# Start of Input

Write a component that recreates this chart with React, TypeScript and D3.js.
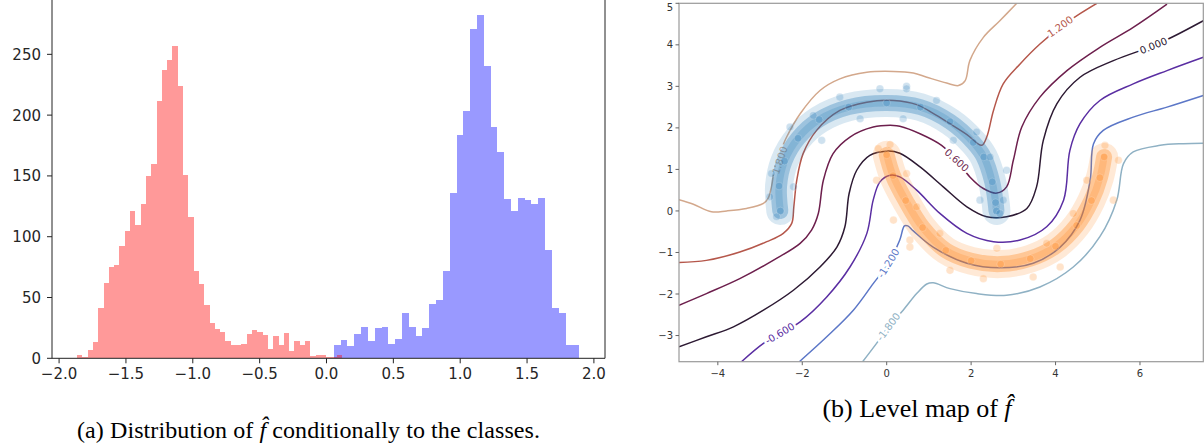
import React from 'react';
import * as d3 from 'd3';

// ---- left panel: histogram of f-hat per class ----
const redRange = [-1.866, 0.117];
const redCounts = [3, 1, 7, 13, 41, 62, 75, 77, 92, 105, 121, 110, 127, 150, 160, 212, 237, 245, 257, 224,
  151, 116, 72, 61, 44, 29, 24, 22, 14, 11, 11, 12, 20, 23, 22, 19, 8, 18, 11, 21,
  6, 14, 11, 14, 2, 3, 3, 1, 1, 3];
const blueRange = [0.055, 1.89];
const blueCounts = [11, 15, 10, 20, 26, 14, 25, 26, 12, 16, 37, 26, 18, 25, 45, 48, 72, 136, 184, 203,
  271, 282, 240, 190, 170, 131, 121, 132, 130, 127, 132, 89, 41, 37, 11, 11];
const histXTicks = [-2.0, -1.5, -1.0, -0.5, 0.0, 0.5, 1.0, 1.5, 2.0];
const histYTicks = [0, 50, 100, 150, 200, 250];

// ---- right panel: level map ----
const levels = [-1.8, -1.2, -0.6, 0.0, 0.6, 1.2, 1.8];
const levelColors = ['#8fb1c4', '#5c77c7', '#5a2ea2', '#2d1a33', '#6d1f4d', '#b5574b', '#d3a88c'];

const lineM18 = [[-0.57, -3.63], [-0.24, -3.19], [0.04, -2.79], [0.39, -2.39], [0.71, -1.99], [0.95, -1.76], [1.1, -1.73],
  [1.5, -1.87], [2.13, -1.99], [2.84, -2.03], [3.63, -1.83], [4.42, -1.35], [5.05, -0.62], [5.45, 0.26], [5.61, 1.14],
  [5.84, 1.42], [6.48, 1.58], [7.03, 1.62], [7.5, 1.63]];
const lineM12 = [[-2.07, -3.63], [-1.42, -3.03], [-0.79, -2.39], [-0.32, -1.75], [0.04, -1.26], [0.31, -0.7], [0.42, -0.36],
  [0.5, -0.36], [0.63, -0.48], [1.1, -0.87], [1.9, -1.26], [2.68, -1.37], [3.47, -1.26], [4.11, -0.87], [4.58, -0.22],
  [4.82, 0.74], [4.9, 1.62], [5.13, 1.94], [5.84, 2.26], [6.64, 2.5], [7.5, 2.78]];
const lineM06 = [[-3.44, -3.63], [-2.92, -3.19], [-2.53, -2.95], [-2.05, -2.67], [-1.42, -2.07], [-0.87, -1.35], [-0.47, -0.54],
  [-0.32, 0.26], [-0.16, 0.7], [0.08, 0.86], [0.31, 0.82], [0.71, 0.5], [1.26, -0.06], [1.9, -0.54], [2.53, -0.74],
  [3.16, -0.7], [3.79, -0.38], [4.19, 0.26], [4.34, 1.46], [4.58, 2.1], [5.05, 2.66], [5.84, 3.06], [6.64, 3.38], [7.5, 3.7]];
const line00 = [[-4.92, -3.27], [-4.27, -3.03], [-3.63, -2.79], [-2.92, -2.39], [-2.21, -1.91], [-1.58, -1.35], [-1.18, -0.87],
  [-0.99, -0.38], [-0.89, 0.42], [-0.71, 0.98], [-0.4, 1.34], [0, 1.44], [0.31, 1.39], [0.79, 1.06], [1.34, 0.58], [1.9, 0.1],
  [2.37, -0.14], [2.84, -0.14], [3.32, 0.06], [3.55, 0.58], [3.71, 1.7], [4.03, 2.58], [4.58, 3.22], [5.37, 3.62],
  [6.32, 3.98], [6.79, 4.2], [7.5, 4.58]];
const lineP06 = [[-4.92, -2.27], [-4.27, -1.99], [-3.48, -1.63], [-2.69, -1.19], [-2.05, -0.78], [-1.78, -0.46], [-1.62, -0.06],
  [-1.5, 0.74], [-1.27, 1.38], [-0.87, 1.78], [-0.32, 2.02], [0.16, 2.06], [0.31, 2.04], [0.79, 1.86], [1.3, 1.58],
  [1.66, 1.22], [1.97, 0.82], [2.29, 0.54], [2.61, 0.43], [2.84, 0.58], [3.0, 1.22], [3.2, 2.02], [3.63, 2.74],
  [4.27, 3.38], [5.05, 3.94], [5.84, 4.42], [6.64, 4.98]];
const lineP12 = [[-4.92, -1.24], [-4.27, -1.19], [-3.48, -0.99], [-2.84, -0.74], [-2.45, -0.54], [-2.25, -0.3], [-2.2, 0.1],
  [-2.13, 0.74], [-1.98, 1.38], [-1.66, 1.94], [-1.11, 2.42], [-0.47, 2.62], [0.16, 2.66], [0.71, 2.56], [1.1, 2.35],
  [1.5, 2.1], [1.9, 1.84], [2.25, 1.58], [2.37, 1.78], [2.53, 2.42], [2.76, 3.06], [3.16, 3.54], [3.63, 4.02],
  [4.11, 4.42], [4.58, 4.75], [4.98, 5.0]];
const lineP18 = [[-4.92, 0.27], [-4.58, 0.16], [-4.15, -0.02], [-3.79, 0.0], [-3.32, 0.06], [-2.92, 0.18], [-2.81, 0.3],
  [-2.73, 0.58], [-2.65, 1.06], [-2.53, 1.4], [-2.37, 1.78], [-2.05, 2.34], [-1.58, 2.9], [-1.11, 3.18], [-0.47, 3.34],
  [0.16, 3.36], [0.63, 3.32], [0.95, 3.22], [1.42, 3.08], [1.7, 3.02], [1.86, 3.14], [1.97, 3.62], [2.29, 4.18],
  [2.68, 4.58], [3.08, 5.0]];
const contourLines = [lineM18, lineM12, lineM06, line00, lineP06, lineP12, lineP18];

// [level, x, y, angle]
const contourLabels = [
  [-1.8, 0.04, -2.79, -53], [-1.2, 0.04, -1.26, -58], [-0.6, -2.53, -2.95, -30],
  [0.0, 6.32, 3.98, -22], [0.6, 1.66, 1.22, 42], [1.2, 4.11, 4.44, -35], [1.8, -2.53, 1.22, -72],
];

const blueMoon = [[-2.52, 0.0], [-2.55, 0.6], [-2.42, 1.2], [-2.1, 1.75], [-1.6, 2.2], [-0.9, 2.5], [0, 2.6], [0.8, 2.5],
  [1.5, 2.15], [2.05, 1.65], [2.3, 1.3], [2.5, 0.7], [2.58, 0.2], [2.6, 0.0]];
const orangeMoon = [[0.0, 1.35], [0.15, 0.85], [0.45, 0.25], [0.85, -0.4], [1.4, -0.95], [2.0, -1.2], [2.7, -1.28],
  [3.4, -1.15], [4.0, -0.85], [4.5, -0.35], [4.85, 0.25], [5.05, 0.8], [5.15, 1.3]];
const blueStray = [[-2.77, 0.34], [-2.73, 0.9], [-2.61, -0.14], [-2.21, 0.58], [-2.29, 2.02], [-1.74, 2.3], [-1.54, 1.7],
  [-1.11, 2.74], [-0.63, 2.22], [-0.16, 2.94], [0.47, 3.0], [0.39, 2.22], [0.47, 2.94], [1.18, 2.66], [1.58, 1.7],
  [2.13, 1.9], [2.45, 1.3], [2.84, 0.98], [2.76, 0.26], [2.21, 0.26], [2.68, -0.06]];
const orangeStray = [[-0.2, 1.5], [0.08, 1.6], [-0.24, 0.74], [0.47, 0.9], [0.16, -0.22], [0.71, 0.1], [0.55, -0.87],
  [0.55, -0.7], [1.26, -0.54], [1.5, -1.43], [2.29, -1.63], [2.61, -0.9], [3.47, -1.59], [4.11, -1.35], [3.79, -0.78],
  [4.42, -0.06], [4.74, 0.74], [5.17, 1.58], [5.37, 0.26], [5.49, 1.22]];
const mapXTicks = [-4, -2, 0, 2, 4, 6];
const mapYTicks = [-3, -2, -1, 0, 1, 2, 3, 4, 5];

const minus = (s: string) => s.replace('-', '\u2212');

export default function App() {
  // histogram scales
  const xH = d3.scaleLinear().domain([-2.053, 2.083]).range([52, 605]);
  const yH = d3.scaleLinear().domain([0, 296]).range([358.3, -1.6]);
  // level map scales
  const xM = d3.scaleLinear().domain([-4.92, 7.5]).range([679, 1203.3]);
  const yM = d3.scaleLinear().domain([-3.63, 5]).range([361.7, 3.3]);

  const curve = d3.line<number[]>()
    .x(d => xM(d[0]))
    .y(d => yM(d[1]))
    .curve(d3.curveCatmullRom.alpha(0.5));

  const bars = (range: number[], counts: number[], color: string) => {
    const w = (range[1] - range[0]) / counts.length;
    return counts.map((c, i) => {
      const x0 = xH(range[0] + i * w);
      const x1 = xH(range[0] + (i + 1) * w);
      return <rect key={i} x={x0} y={yH(c)} width={x1 - x0} height={yH(0) - yH(c)}
        fill={color} fillOpacity={0.4} shapeRendering="crispEdges" />;
    });
  };

  const moon = (pts: number[][], stray: number[][], color: string) => (
    <g>
      <path d={curve(pts) || ''} fill="none" stroke={color} strokeOpacity={0.17} strokeWidth={28} strokeLinecap="round" />
      <path d={curve(pts) || ''} fill="none" stroke={color} strokeOpacity={0.32} strokeWidth={16} strokeLinecap="round" />
      <path d={curve(pts) || ''} fill="none" stroke={color} strokeOpacity={0.2} strokeWidth={7} strokeLinecap="round" />
      {pts.concat(stray).map((p, i) => (
        <circle key={i} cx={xM(p[0])} cy={yM(p[1])} r={3.8} fill={color} fillOpacity={0.22}
          stroke="#fff" strokeOpacity={0.4} strokeWidth={0.5} />
      ))}
    </g>
  );

  const hb = yH(0);
  const mb = yM(-3.63);
  const ml = xM(-4.92);

  return (
    <svg width={1204} height={446} style={{ position: 'absolute', left: 0, top: 0, background: '#fff' }}
      fontFamily="DejaVu Sans">
      <defs>
        <clipPath id="mapclip">
          <rect x={679} y={3.3} width={524.3} height={358.4} />
        </clipPath>
      </defs>

      {/* left: histogram */}
      <g>
        {bars(blueRange, blueCounts, '#0000ff')}
        {bars(redRange, redCounts, '#ff0000')}
        <line x1={52} x2={52} y1={-2} y2={hb} stroke="#222" strokeWidth={1} />
        <line x1={605} x2={605} y1={-2} y2={hb} stroke="#222" strokeWidth={1} />
        <line x1={52} x2={605} y1={hb} y2={hb} stroke="#222" strokeWidth={1} />
        {histYTicks.map(t => (
          <g key={t}>
            <line x1={47} x2={52} y1={yH(t)} y2={yH(t)} stroke="#222" />
            <text x={41} y={yH(t)} dy="0.36em" textAnchor="end" fontSize={15} fill="#262626">{t}</text>
          </g>
        ))}
        {histXTicks.map(t => (
          <g key={t}>
            <line x1={xH(t)} x2={xH(t)} y1={hb} y2={hb + 5} stroke="#222" />
            <text x={xH(t)} y={379} textAnchor="middle" fontSize={15} fill="#262626">{minus(t.toFixed(1))}</text>
          </g>
        ))}
      </g>

      {/* right: level map */}
      <g clipPath="url(#mapclip)">
        {contourLines.map((pts, i) => (
          <path key={i} d={curve(pts) || ''} fill="none" stroke={levelColors[i]} strokeWidth={1.5} />
        ))}
        {contourLabels.map((l, i) => {
          const c = levelColors[levels.indexOf(l[0])];
          return (
            <text key={i} transform={`translate(${xM(l[1])},${yM(l[2])}) rotate(${l[3]})`} textAnchor="middle"
              dy="0.35em" fontSize={10} fill={c} stroke="#fff" strokeWidth={5} paintOrder="stroke"
              strokeLinejoin="round">{l[0].toFixed(3)}</text>
          );
        })}
        {moon(blueMoon, blueStray, '#1f77b4')}
        {moon(orangeMoon, orangeStray, '#ff7f0e')}
      </g>
      <rect x={679} y={3.3} width={524.3} height={358.4} fill="none" stroke="#9a9a9a" strokeWidth={1.2} />
      {mapXTicks.map(t => (
        <g key={t}>
          <line x1={xM(t)} x2={xM(t)} y1={mb} y2={mb + 3.5} stroke="#666" />
          <text x={xM(t)} y={377} textAnchor="middle" fontSize={10} fill="#333">{minus(String(t))}</text>
        </g>
      ))}
      {mapYTicks.map(t => (
        <g key={t}>
          <line x1={ml - 3.5} x2={ml} y1={yM(t)} y2={yM(t)} stroke="#666" />
          <text x={ml - 6} y={Math.max(yM(t), 7)} dy="0.36em" textAnchor="end" fontSize={10} fill="#333">{minus(String(t))}</text>
        </g>
      ))}

      {/* captions */}
      <text x={308.5} y={438} textAnchor="middle" fontFamily="Liberation Serif" fontSize={24} fill="#000"
        textLength={463} lengthAdjust="spacing">
        (a) Distribution of <tspan fontStyle="italic">f̂</tspan> conditionally to the classes.
      </text>
      <text x={917} y={417} textAnchor="middle" fontFamily="Liberation Serif" fontSize={26} fill="#000">
        (b) Level map of <tspan fontStyle="italic">f̂</tspan>
      </text>
    </svg>
  );
}
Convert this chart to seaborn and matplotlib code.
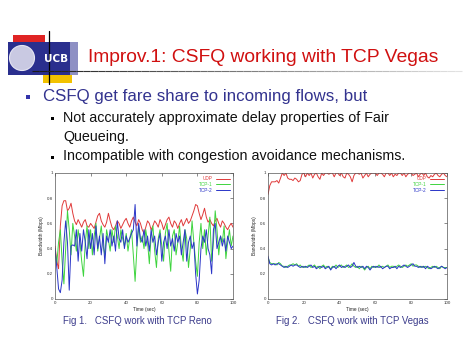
import numpy as np
import pandas as pd
import matplotlib
matplotlib.use("Agg")
import matplotlib.pyplot as plt
import matplotlib.patches as mpatches
from matplotlib.collections import LineCollection
import seaborn as sns

sns.set_theme(style="white")
plt.rcParams['font.family'] = ['Liberation Sans', 'DejaVu Sans']

# ---------------- data ----------------
time_sec = list(range(0, 101))
series_names = ["UDP", "TCP-1", "TCP-2"]

reno_udp = [0.42,0.30,0.24,0.58,0.74,0.78,0.78,0.70,0.72,0.76,
            0.68,0.62,0.59,0.63,0.60,0.57,0.61,0.63,0.58,0.57,
            0.60,0.58,0.56,0.61,0.66,0.68,0.62,0.59,0.57,0.61,
            0.68,0.62,0.57,0.55,0.58,0.62,0.60,0.56,0.59,0.62,
            0.64,0.60,0.57,0.62,0.65,0.61,0.58,0.63,0.60,0.55,
            0.52,0.57,0.62,0.60,0.55,0.58,0.62,0.60,0.57,0.63,
            0.60,0.55,0.59,0.63,0.65,0.60,0.57,0.62,0.60,0.56,
            0.60,0.63,0.58,0.61,0.64,0.60,0.62,0.66,0.70,0.75,
            0.74,0.68,0.63,0.67,0.72,0.65,0.61,0.63,0.60,0.58,
            0.62,0.64,0.60,0.57,0.62,0.60,0.57,0.55,0.58,0.60,
            0.57]
reno_tcp1 = [0.40,0.28,0.45,0.55,0.30,0.12,0.40,0.70,0.55,0.35,
             0.60,0.50,0.38,0.55,0.45,0.30,0.18,0.45,0.58,0.40,
             0.55,0.35,0.50,0.60,0.38,0.48,0.58,0.42,0.35,0.55,
             0.47,0.38,0.55,0.45,0.58,0.50,0.40,0.55,0.48,0.42,
             0.52,0.38,0.48,0.55,0.35,0.14,0.40,0.58,0.45,0.50,
             0.40,0.55,0.45,0.28,0.50,0.58,0.38,0.25,0.48,0.55,
             0.42,0.30,0.52,0.60,0.38,0.22,0.50,0.55,0.35,0.45,
             0.58,0.40,0.30,0.55,0.48,0.25,0.40,0.62,0.45,0.30,
             0.18,0.45,0.60,0.40,0.55,0.35,0.50,0.65,0.30,0.45,
             0.70,0.55,0.35,0.50,0.45,0.58,0.32,0.45,0.55,0.42,
             0.50]
reno_tcp2 = [0.40,0.25,0.08,0.05,0.15,0.45,0.62,0.45,0.07,0.42,
             0.43,0.42,0.55,0.30,0.52,0.38,0.55,0.45,0.32,0.55,
             0.40,0.52,0.35,0.58,0.40,0.50,0.35,0.52,0.28,0.50,
             0.45,0.55,0.42,0.50,0.38,0.62,0.48,0.45,0.55,0.40,
             0.50,0.45,0.48,0.52,0.55,0.75,0.42,0.60,0.48,0.45,
             0.55,0.42,0.50,0.38,0.55,0.45,0.50,0.35,0.45,0.52,
             0.30,0.45,0.50,0.40,0.55,0.42,0.48,0.38,0.52,0.45,
             0.50,0.35,0.45,0.55,0.30,0.45,0.50,0.40,0.45,0.20,
             0.04,0.15,0.40,0.50,0.45,0.55,0.40,0.35,0.20,0.55,
             0.60,0.40,0.45,0.50,0.42,0.48,0.38,0.50,0.45,0.40,
             0.42]

vegas_udp = [0.83,0.90,0.93,0.93,0.93,0.94,0.92,0.96,1.00,0.98,
             1.00,0.96,0.95,0.95,0.94,0.96,0.95,0.93,0.94,0.99,
             1.00,0.97,1.00,0.98,1.00,0.96,0.99,1.00,0.97,0.95,
             1.00,0.98,1.00,1.00,0.99,1.00,1.00,0.97,1.00,1.00,
             0.98,1.00,0.97,0.96,1.00,0.99,0.97,0.93,0.98,1.00,
             1.00,0.99,1.00,0.96,0.98,1.00,0.97,0.99,1.00,1.00,
             1.00,0.98,1.00,1.00,0.99,0.97,1.00,1.00,0.98,1.00,
             0.97,0.99,0.98,1.00,1.00,0.98,1.00,0.97,0.99,1.00,
             1.00,0.98,0.99,1.00,0.97,0.99,1.00,0.98,1.00,0.97,
             0.96,0.98,0.97,0.99,1.00,0.98,0.97,0.99,1.00,0.98,
             0.97]
vegas_tcp1 = [0.33,0.29,0.28,0.28,0.28,0.27,0.29,0.28,0.26,0.26,
              0.25,0.26,0.27,0.27,0.28,0.27,0.28,0.26,0.27,0.25,
              0.26,0.25,0.26,0.27,0.25,0.26,0.27,0.25,0.26,0.24,
              0.26,0.27,0.25,0.26,0.25,0.24,0.26,0.25,0.27,0.25,
              0.26,0.27,0.25,0.26,0.27,0.25,0.26,0.28,0.26,0.25,
              0.26,0.24,0.26,0.25,0.23,0.25,0.26,0.24,0.26,0.25,
              0.26,0.25,0.27,0.25,0.26,0.25,0.26,0.27,0.25,0.26,
              0.26,0.25,0.26,0.27,0.26,0.25,0.26,0.27,0.26,0.27,
              0.28,0.26,0.27,0.27,0.26,0.25,0.26,0.25,0.26,0.25,
              0.24,0.25,0.26,0.25,0.26,0.25,0.24,0.26,0.25,0.25,
              0.25]
vegas_tcp2 = [0.34,0.28,0.27,0.28,0.27,0.28,0.28,0.27,0.26,0.25,
              0.26,0.25,0.26,0.27,0.26,0.27,0.27,0.26,0.25,0.26,
              0.25,0.26,0.25,0.26,0.27,0.25,0.26,0.24,0.25,0.26,
              0.25,0.26,0.24,0.25,0.26,0.23,0.25,0.26,0.24,0.26,
              0.27,0.25,0.26,0.25,0.26,0.27,0.25,0.26,0.29,0.26,
              0.25,0.26,0.25,0.26,0.24,0.26,0.25,0.23,0.25,0.26,
              0.25,0.26,0.25,0.26,0.24,0.25,0.26,0.26,0.24,0.25,
              0.25,0.26,0.24,0.26,0.25,0.26,0.27,0.26,0.25,0.26,
              0.27,0.28,0.26,0.26,0.25,0.26,0.25,0.26,0.24,0.26,
              0.25,0.24,0.25,0.26,0.25,0.24,0.25,0.26,0.25,0.24,
              0.25]

x_ticks = [0, 20, 40, 60, 80, 100]
y_ticks = [0, 0.2, 0.4, 0.6, 0.8, 1]
y_tick_labels = ["0", "0.2", "0.4", "0.6", "0.8", "1"]

title_text = "Improv.1: CSFQ working with TCP Vegas"
bullet_main = "CSFQ get fare share to incoming flows, but"
sub_bullets = ["Not accurately approximate delay properties of Fair", "Queueing.",
               "Incompatible with congestion avoidance mechanisms."]
captions = ["Fig 1.   CSFQ work with TCP Reno", "Fig 2.   CSFQ work with TCP Vegas"]

palette = {"UDP": "#e03a3a", "TCP-1": "#3fd43f", "TCP-2": "#2a35c8"}

W, H = 474, 355
fig = plt.figure(figsize=(W / 100, H / 100), dpi=100)
fig.patch.set_facecolor("white")

# background axes in pixel coordinates
bg = fig.add_axes([0, 0, 1, 1])
bg.set_xlim(0, W)
bg.set_ylim(H, 0)
bg.axis("off")

# logo
bg.add_patch(mpatches.Rectangle((13, 35), 32, 7, color="#e02424", lw=0))
bg.add_patch(mpatches.Rectangle((8, 42), 66, 33, color="#2a2f8e", lw=0))
bg.add_patch(mpatches.Rectangle((70, 42), 8, 33, color="#8e90c4", lw=0))
bg.add_patch(mpatches.Rectangle((43, 75), 29, 8, color="#f2c200", lw=0))
bg.add_patch(mpatches.Circle((22, 58), 12.5, facecolor="#c9c9e2", edgecolor="#e6e6f2", lw=0.8))
bg.text(56, 58.5, "UCB", color="white", fontsize=7.5, fontweight="bold",
        ha="center", va="center", family=["DejaVu Sans"])
bg.plot([49, 49], [31, 84], color="black", lw=0.9)
xs = np.linspace(32, 462, 60)
segs = [[(xs[i], 71), (xs[i + 1], 71)] for i in range(len(xs) - 1)]
cols = [(0.1 + 0.8 * i / len(segs),) * 3 for i in range(len(segs))]
bg.add_collection(LineCollection(segs, colors=cols, linewidths=0.8))

# title
bg.text(88, 58, title_text, color="#d01010", fontsize=13.9, ha="left", va="center")

# bullets
bg.add_patch(mpatches.Rectangle((26, 95), 4, 4, color="#3333aa", lw=0))
bg.text(43, 97, bullet_main, color="#33338f", fontsize=12.2, ha="left", va="center")
for yy in (118, 157):
    bg.add_patch(mpatches.Rectangle((51, yy - 1.5), 3, 3, color="black", lw=0))
for txt, yy in zip(sub_bullets, (118, 136.5, 156)):
    bg.text(63, yy, txt, color="#111111", fontsize=10.3, ha="left", va="center")

# captions
bg.text(137, 321, captions[0], color="#3b3b8b", fontsize=6.9, ha="center", va="center")
bg.text(352, 321, captions[1], color="#3b3b8b", fontsize=6.9, ha="center", va="center")


def make_df(udp, t1, t2):
    frames = []
    for name, vals in zip(series_names, (udp, t1, t2)):
        frames.append(pd.DataFrame({"Time": time_sec, "Bandwidth": vals, "Flow": name}))
    return pd.concat(frames, ignore_index=True)


def px_axes(x0, x1, y0, y1):
    return fig.add_axes([x0 / W, 1 - y1 / H, (x1 - x0) / W, (y1 - y0) / H])


panels = [
    (px_axes(55, 233, 173, 299), make_df(reno_udp, reno_tcp1, reno_tcp2)),
    (px_axes(268, 447, 173, 299), make_df(vegas_udp, vegas_tcp1, vegas_tcp2)),
]

for ax, df in panels:
    sns.lineplot(data=df, x="Time", y="Bandwidth", hue="Flow", palette=palette,
                 hue_order=series_names, lw=0.7, ax=ax, estimator=None)
    ax.set_xlim(0, 100)
    ax.set_ylim(0, 1)
    ax.set_xticks(x_ticks)
    ax.set_xticklabels([str(v) for v in x_ticks])
    ax.set_yticks(y_ticks)
    ax.set_yticklabels(y_tick_labels)
    ax.tick_params(direction="in", length=2, width=0.4, labelsize=3.2, pad=1.5,
                   top=True, right=True, colors="#333333")
    ax.set_xlabel("Time (sec)", fontsize=3.4, labelpad=1.5, color="#222222")
    ax.set_ylabel("Bandwidth (Mbps)", fontsize=3.4, labelpad=2, color="#222222")
    for s in ax.spines.values():
        s.set_linewidth(0.5)
        s.set_color("#555555")
    ax.set_facecolor("white")
    leg = ax.legend(loc="upper right", markerfirst=False, frameon=False, fontsize=3.4,
                    handlelength=3.0, handletextpad=0.6, labelspacing=0.15,
                    borderaxespad=0.3, labelcolor="linecolor")

fig.savefig("out.png", dpi=100, facecolor="white")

# End of Input

Work to complete → Please reproduce, word for word, every line from the first line of the records above through the line containing "import * as d3 from 'd3';", and leave out the pictures.

Response for this exercise →
Write a component that recreates this chart with React, TypeScript and D3.js.
import React from 'react';
import * as d3 from 'd3';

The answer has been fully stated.